Invalid fears are the ones most easily vanquished. My dear departed friend Pat Luebke always used to say that “monsters live in the dark.” She and I would talk about our shared fear of ending up penniless and unemployable, sleeping on the 3rd Avenue subway grate. In our minds, that fear of abject failure was real. But at the same time, it wasn’t valid. The truth was that both Pat and I would of gotten some kind of work long before we ended up destitute. Our fear was a monster living in the dark. And as soon as we named it out loud and fact-checked its validity, we diminished its power to keep us awake at night.
Next are the fears that are valid, but avoidable. More than once in my airplane, when I felt fear rising up, I realized it was about something that actually might happen. The weather might deteriorate. The engine might quit. In my professional life, I’ve also been afraid of being unable to find work or make ends meet. Those fears aren’t crazy. But there are still ways to combat them. First, ask yourself: “What’s the worst that happens here? Does anybody die?” If the answer is “no,” it puts whatever you’re afraid of into a more reasonable perspective. But regardless of the answer, the next step is to figure out a plan to keep that scary future from becoming real. In an airplane, that might mean setting non-negotiable limits for landing at the nearest airport if conditions deteriorate to “x.” In a work situation, it might be a specific plan for cold-calling or applying for new jobs, to ward off the fear of losing the one you have. But the key is naming the fear and devising a specific plan to avoid it.

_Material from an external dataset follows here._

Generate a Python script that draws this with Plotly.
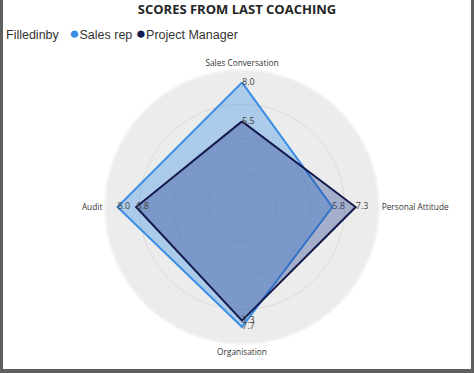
import plotly.graph_objects as go

categories = ["Sales Conversation", "Personal Attitude", "Organisation", "Audit"]
sales_rep = [8.0, 5.8, 7.7, 8.0]
project_manager = [5.5, 7.3, 7.3, 6.8]
series_names = ["Sales rep", "Project Manager"]
legend_title = "Filledinby"
chart_title = "SCORES FROM LAST COACHING"

W, H = 474, 373
fig = go.Figure()

def closed(v):
    return list(v) + [v[0]]

styles = [
    dict(line="#3a8ee6", fill="rgba(55,140,230,0.35)"),
    dict(line="#141b4d", fill="rgba(33,60,140,0.35)"),
]

for name, vals, st in zip(series_names, [sales_rep, project_manager], styles):
    fig.add_trace(go.Scatterpolar(
        r=closed(vals), theta=closed(categories),
        mode="lines+text", fill="toself", fillcolor=st["fill"],
        line=dict(color=st["line"], width=2),
        text=[f"{v:.1f}" for v in vals] + [""],
        textposition="middle right",
        textfont=dict(family="Open Sans", size=9, color="#444"),
        showlegend=False, name=name, hoverinfo="r+theta+name",
    ))

legend_html = legend_title + "&nbsp;&nbsp;&nbsp;" + "".join(
    f"<span style='color:{st['line']};font-size:17px'>●</span>{name}&nbsp;"
    for name, st in zip(series_names, styles)
)

cx, cy, rad = 242, 207, 137
fig.update_layout(
    width=W, height=H,
    margin=dict(l=0, r=0, t=0, b=0),
    paper_bgcolor="white",
    showlegend=False,
    title=dict(text=f"<b>{chart_title}</b>", x=0.5, xanchor="center",
               y=1 - 9 / H, yanchor="middle", yref="container",
               font=dict(family="Open Sans", size=13, color="#252525")),
    annotations=[dict(text=legend_html, xref="paper", yref="paper",
                      x=4 / W, y=1 - 33 / H, xanchor="left", yanchor="middle",
                      showarrow=False,
                      font=dict(family="Liberation Sans", size=12.5, color="#333"))],
    polar=dict(
        domain=dict(x=[(cx - rad) / W, (cx + rad) / W],
                    y=[(H - cy - rad) / H, (H - cy + rad) / H]),
        bgcolor="#ececec",
        radialaxis=dict(range=[0, 8.8], tickvals=[2.2, 4.4, 6.6], showticklabels=False,
                        showline=False, ticks="", gridcolor="#dcdcdc", gridwidth=1),
        angularaxis=dict(rotation=90, direction="clockwise", showgrid=False,
                         showline=True, linecolor="#f4f4f4", linewidth=2, ticks="",
                         tickfont=dict(family="Open Sans", size=8.3, color="#333")),
    ),
    shapes=[
        dict(type="rect", xref="paper", yref="paper", x0=0, x1=3 / W, y0=0, y1=1,
             fillcolor="#5f5f5f", line=dict(width=0)),
        dict(type="rect", xref="paper", yref="paper", x0=1 - 3 / W, x1=1, y0=0, y1=1,
             fillcolor="#5f5f5f", line=dict(width=0)),
        dict(type="rect", xref="paper", yref="paper", x0=0, x1=1, y0=0, y1=4 / H,
             fillcolor="#5f5f5f", line=dict(width=0)),
    ],
)

fig.write_html("out.html", config={"displayModeBar": False},
               post_script="document.body.style.margin='0';document.body.style.overflow='hidden';")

The hardest fears to manage are those that are both valid and unavoidable. I’m very afraid of losing my parents, but I’m going to, very soon, now. Cancer patients are almost always terrified, and justifiably so. Those are the real, life-and-death fears where someone can die, and there’s no way around the darkness. In those cases, our only option is to find a way through that keeps our fears from swallowing us whole. How do we do that? With difficulty. But two things help. The first is choosing what to focus on. If you focus on the big, unavoidable scary, it can be paralyzing. So don’t. Focus instead on the next step in front of you, and what immediate steps you can take to affect the outcome or improve your quality of life. That alone transforms you from victim to protagonist, which is empowering. And second, work to build a support network to sustain you through the darkness. Monsters may live in the dark, but fear also grows stronger when we feel alone.
The last weapon we can use to manage our fears is one of faith. Human beings are remarkably strong, adaptable, and resilient creatures. So when we’re actually faced with the things we’re afraid of, we generally manage better than we fear we will. Keep faith in that strength. And keep faith in the sunrise, as well. Remember that no matter how dark and scary the night gets, the sun always eventually rises again … bringing with it light, renewal, and the hope of a new day.